My “suite” — two rooms with twin beds and a bathroom — was far better than I had anticipated. My roommate was not as appealing as the view, but he was fine, just rather austere. He struck me early on as a fully developed 40-year-old CPA inhabiting an 18-year-old’s body. I once saw him leave for class wearing a sharkskin suit.
While never complaining about the scatter of socks, half-finished papers and sandwich wrappings from Ta-Kome II that drifted about my portion of our home, he kept his own territory scrupulously tidy.
Whenever my roommate typed, I would watch with an envy so obvious that he often cautioned me to keep my distance. And so he did this chilly Tuesday evening as he pulled on his coat: “I’m going to spend the night at my parents’. Don’t touch my typewriter.”
I gave him some mumbled assurances, and off he went. This was the first time that I knew he was going to be away. I gave him half an hour, then crossed the room, sat down at his desk, cautiously removed the cover, and for a few seconds gazed at the gleaming sphere. Then I spooled in a sheet of paper and prepared to write a Selectric letter to my high school girlfriend.
I turned the typewriter on; it emitted a barely audible hum. “Dear Liz,” I typed, and the ball darted and whirled as it crisply hit the paper. “I am writing you on —”
The typewriter made a small, terrible sizzling noise, and froze.
I punched the space bar.
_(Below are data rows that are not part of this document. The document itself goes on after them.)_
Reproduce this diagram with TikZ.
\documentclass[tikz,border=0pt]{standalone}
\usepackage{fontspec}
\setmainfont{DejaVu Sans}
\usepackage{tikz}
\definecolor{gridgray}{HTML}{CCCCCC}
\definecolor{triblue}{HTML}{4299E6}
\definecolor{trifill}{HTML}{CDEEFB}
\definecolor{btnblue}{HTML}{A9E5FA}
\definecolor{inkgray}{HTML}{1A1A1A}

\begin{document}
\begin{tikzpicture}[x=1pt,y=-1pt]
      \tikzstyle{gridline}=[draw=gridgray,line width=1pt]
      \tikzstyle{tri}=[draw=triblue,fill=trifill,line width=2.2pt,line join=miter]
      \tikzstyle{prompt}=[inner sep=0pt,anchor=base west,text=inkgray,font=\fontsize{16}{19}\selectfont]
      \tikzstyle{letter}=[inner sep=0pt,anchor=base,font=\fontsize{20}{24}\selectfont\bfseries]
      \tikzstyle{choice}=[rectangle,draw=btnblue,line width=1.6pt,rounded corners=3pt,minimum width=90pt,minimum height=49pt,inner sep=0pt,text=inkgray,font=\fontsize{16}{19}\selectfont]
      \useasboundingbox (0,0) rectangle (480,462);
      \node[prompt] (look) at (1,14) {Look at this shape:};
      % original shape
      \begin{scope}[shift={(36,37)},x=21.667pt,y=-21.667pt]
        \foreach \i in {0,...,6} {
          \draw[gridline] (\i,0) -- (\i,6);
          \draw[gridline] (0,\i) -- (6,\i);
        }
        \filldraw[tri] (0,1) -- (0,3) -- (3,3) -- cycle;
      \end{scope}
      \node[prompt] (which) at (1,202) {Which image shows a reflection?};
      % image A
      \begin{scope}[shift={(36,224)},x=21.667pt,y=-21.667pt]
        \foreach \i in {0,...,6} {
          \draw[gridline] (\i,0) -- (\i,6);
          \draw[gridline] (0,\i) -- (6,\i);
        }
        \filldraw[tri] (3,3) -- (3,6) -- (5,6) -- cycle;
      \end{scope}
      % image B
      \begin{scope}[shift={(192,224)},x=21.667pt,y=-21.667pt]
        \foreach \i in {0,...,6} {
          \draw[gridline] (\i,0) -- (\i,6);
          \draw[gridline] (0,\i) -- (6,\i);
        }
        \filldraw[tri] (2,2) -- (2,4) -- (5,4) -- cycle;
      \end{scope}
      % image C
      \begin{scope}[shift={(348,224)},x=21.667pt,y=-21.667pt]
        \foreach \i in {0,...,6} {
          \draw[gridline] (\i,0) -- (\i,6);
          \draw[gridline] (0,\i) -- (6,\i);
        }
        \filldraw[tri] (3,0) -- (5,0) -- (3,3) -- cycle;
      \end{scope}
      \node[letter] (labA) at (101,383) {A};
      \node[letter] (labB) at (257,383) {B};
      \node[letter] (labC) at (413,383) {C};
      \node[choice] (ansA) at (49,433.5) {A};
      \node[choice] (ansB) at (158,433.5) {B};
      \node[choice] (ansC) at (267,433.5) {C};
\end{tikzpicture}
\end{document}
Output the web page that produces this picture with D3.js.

Nothing. Had it gotten unplugged? As I groped at the outlet in hopeless panic, I scarcely noticed that the desk lamp had gone out. Then the lights in the room went off, too, and I certainly noticed that.
I jumped from the chair and ran to the window. The Empire State Building blinked at me, and went dark. Around it, all of Manhattan glowed and died. A peppering of lights in Brooklyn followed, and then the Jersey shore pulsed and fell into darkness, leaving the leaden shine of the Hudson, serene under a full moon that now provided the only light in my world.
I did not think of the Sir Adam Beck Hydrolectric Power Station No. 2 in Queenstown, Ontario, where a relay had tripped, starting a cascading chain reaction. Instead, I gripped the windowsill, stunned with an imbecile conviction: Christ! This is all MY fault!
It took several seconds — very long seconds — and a mounting chorus of alarmed, delighted yips from the hallway along with the splash of flashlight beams leaking under the door for me to realize that whatever was happening, the darkness had probably not been triggered by my violating the forbidden typewriter. Weak with relief at not having brought on what would be remembered as the Great Blackout of 1965, I pulled the cover back over the inert Selectric.
The lights and my roommate were back the next morning. I never went near his typewriter again.